>>>
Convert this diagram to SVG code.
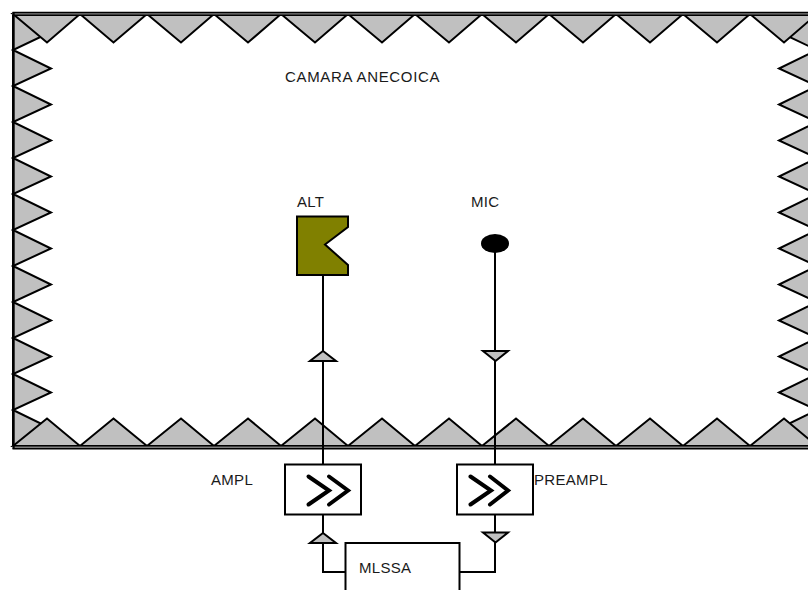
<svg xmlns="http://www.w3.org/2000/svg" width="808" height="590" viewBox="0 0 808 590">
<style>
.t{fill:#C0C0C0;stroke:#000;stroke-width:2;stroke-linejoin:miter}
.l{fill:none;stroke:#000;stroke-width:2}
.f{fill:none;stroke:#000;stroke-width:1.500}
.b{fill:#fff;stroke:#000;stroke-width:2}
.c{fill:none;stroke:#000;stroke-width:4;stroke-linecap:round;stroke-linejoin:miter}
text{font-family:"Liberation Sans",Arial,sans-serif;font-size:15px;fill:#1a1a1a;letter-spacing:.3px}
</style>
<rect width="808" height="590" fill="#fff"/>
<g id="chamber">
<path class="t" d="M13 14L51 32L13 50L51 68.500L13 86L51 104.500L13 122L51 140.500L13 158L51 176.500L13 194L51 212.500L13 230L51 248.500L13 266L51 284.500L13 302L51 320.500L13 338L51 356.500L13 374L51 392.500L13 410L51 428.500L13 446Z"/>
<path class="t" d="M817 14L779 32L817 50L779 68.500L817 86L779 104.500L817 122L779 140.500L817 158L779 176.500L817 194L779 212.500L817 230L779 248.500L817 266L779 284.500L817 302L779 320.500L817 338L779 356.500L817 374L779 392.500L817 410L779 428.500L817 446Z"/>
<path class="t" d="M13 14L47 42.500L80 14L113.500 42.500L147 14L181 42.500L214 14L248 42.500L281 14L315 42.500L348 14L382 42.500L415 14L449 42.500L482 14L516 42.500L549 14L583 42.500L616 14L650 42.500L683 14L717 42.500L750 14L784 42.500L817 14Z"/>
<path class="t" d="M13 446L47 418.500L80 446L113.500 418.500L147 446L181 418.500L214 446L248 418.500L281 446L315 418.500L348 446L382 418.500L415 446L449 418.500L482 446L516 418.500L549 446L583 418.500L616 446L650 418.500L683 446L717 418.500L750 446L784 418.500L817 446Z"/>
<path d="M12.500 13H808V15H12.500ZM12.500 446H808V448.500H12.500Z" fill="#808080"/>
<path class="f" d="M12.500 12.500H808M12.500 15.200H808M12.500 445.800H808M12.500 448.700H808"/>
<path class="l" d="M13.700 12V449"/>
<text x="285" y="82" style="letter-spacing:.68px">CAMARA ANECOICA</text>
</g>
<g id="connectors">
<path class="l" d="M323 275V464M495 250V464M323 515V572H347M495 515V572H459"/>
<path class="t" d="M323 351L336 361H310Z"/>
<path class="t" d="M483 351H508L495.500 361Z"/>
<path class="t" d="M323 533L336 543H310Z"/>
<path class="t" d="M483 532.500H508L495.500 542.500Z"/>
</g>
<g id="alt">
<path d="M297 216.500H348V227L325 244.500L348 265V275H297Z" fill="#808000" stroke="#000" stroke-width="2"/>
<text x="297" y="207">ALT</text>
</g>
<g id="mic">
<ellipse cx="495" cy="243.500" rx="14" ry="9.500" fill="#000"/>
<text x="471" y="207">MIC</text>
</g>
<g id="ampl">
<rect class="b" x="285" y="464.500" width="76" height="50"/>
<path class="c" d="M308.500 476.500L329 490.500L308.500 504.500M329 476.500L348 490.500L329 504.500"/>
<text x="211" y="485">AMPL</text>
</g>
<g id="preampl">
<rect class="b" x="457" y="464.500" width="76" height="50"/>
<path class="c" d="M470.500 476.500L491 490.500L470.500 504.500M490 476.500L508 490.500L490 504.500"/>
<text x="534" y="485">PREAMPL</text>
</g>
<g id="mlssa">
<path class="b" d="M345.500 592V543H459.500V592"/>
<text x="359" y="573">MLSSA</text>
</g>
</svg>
<<<
>>>
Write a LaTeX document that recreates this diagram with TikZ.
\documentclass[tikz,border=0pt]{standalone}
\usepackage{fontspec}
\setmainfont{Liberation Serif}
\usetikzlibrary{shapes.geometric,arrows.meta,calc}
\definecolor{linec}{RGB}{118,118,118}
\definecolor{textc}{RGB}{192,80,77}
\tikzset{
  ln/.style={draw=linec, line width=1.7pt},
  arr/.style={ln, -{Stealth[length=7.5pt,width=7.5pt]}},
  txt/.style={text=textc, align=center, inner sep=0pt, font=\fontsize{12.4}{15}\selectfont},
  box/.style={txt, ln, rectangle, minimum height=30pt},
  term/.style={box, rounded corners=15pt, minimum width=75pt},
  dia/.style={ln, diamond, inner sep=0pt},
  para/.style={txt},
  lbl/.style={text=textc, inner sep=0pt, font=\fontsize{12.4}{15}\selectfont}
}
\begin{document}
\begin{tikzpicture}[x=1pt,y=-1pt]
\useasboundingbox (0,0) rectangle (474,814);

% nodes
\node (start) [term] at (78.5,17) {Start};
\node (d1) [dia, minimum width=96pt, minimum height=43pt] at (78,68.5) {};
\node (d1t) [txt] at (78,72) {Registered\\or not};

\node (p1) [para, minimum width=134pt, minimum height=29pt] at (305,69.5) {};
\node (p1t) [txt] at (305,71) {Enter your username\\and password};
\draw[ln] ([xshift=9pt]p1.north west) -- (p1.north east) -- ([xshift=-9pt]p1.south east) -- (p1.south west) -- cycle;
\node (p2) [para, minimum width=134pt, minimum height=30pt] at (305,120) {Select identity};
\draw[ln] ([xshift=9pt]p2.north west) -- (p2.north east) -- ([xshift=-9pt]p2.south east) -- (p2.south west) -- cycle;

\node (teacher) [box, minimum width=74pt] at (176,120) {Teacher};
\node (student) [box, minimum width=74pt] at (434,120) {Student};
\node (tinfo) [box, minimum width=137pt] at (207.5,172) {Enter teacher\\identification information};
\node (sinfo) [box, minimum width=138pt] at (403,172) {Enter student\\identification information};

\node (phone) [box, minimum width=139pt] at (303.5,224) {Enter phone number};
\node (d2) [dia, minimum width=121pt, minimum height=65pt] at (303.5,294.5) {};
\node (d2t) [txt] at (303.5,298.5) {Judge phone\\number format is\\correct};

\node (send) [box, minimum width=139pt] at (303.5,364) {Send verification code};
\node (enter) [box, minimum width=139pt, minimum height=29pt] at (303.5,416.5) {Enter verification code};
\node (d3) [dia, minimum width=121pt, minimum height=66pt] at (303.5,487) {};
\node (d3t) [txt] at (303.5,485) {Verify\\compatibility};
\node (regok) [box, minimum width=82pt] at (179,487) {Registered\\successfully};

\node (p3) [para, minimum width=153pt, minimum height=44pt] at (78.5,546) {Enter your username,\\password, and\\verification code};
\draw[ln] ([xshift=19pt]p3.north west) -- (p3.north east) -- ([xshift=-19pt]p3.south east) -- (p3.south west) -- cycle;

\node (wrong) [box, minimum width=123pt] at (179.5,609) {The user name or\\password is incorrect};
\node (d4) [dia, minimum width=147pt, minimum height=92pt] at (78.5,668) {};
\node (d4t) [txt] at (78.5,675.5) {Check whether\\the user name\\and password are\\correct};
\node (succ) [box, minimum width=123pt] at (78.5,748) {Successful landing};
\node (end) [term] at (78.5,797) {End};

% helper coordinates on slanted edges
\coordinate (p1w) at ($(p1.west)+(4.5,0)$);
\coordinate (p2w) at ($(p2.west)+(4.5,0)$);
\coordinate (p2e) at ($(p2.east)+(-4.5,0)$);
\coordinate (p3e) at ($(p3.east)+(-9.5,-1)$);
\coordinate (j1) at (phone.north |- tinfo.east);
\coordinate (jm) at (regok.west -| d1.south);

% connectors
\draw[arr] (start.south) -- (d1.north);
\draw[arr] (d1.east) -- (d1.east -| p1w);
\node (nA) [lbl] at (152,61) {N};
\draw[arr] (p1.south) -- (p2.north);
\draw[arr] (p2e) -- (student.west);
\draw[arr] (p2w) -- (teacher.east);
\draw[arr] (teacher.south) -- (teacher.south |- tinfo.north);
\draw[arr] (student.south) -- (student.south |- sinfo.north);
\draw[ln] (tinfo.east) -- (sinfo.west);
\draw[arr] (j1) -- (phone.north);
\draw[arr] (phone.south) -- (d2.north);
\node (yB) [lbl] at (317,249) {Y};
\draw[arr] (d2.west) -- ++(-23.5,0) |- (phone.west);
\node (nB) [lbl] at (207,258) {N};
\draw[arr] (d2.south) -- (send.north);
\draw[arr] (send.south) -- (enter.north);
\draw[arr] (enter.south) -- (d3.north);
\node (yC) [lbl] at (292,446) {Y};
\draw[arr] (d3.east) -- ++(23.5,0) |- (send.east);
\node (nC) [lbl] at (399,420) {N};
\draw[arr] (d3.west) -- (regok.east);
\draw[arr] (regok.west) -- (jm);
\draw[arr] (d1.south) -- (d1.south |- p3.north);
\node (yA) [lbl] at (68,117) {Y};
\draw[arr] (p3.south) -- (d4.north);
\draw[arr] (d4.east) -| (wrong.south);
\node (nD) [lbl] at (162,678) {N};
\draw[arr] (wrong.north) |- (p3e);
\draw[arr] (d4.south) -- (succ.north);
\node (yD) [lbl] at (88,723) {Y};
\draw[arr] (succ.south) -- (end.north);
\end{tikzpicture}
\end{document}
<<<
GIVEN REQUEST
Above are the entries; count how many of their lines contain the word "code" and give only that number.

TASK ANSWER
4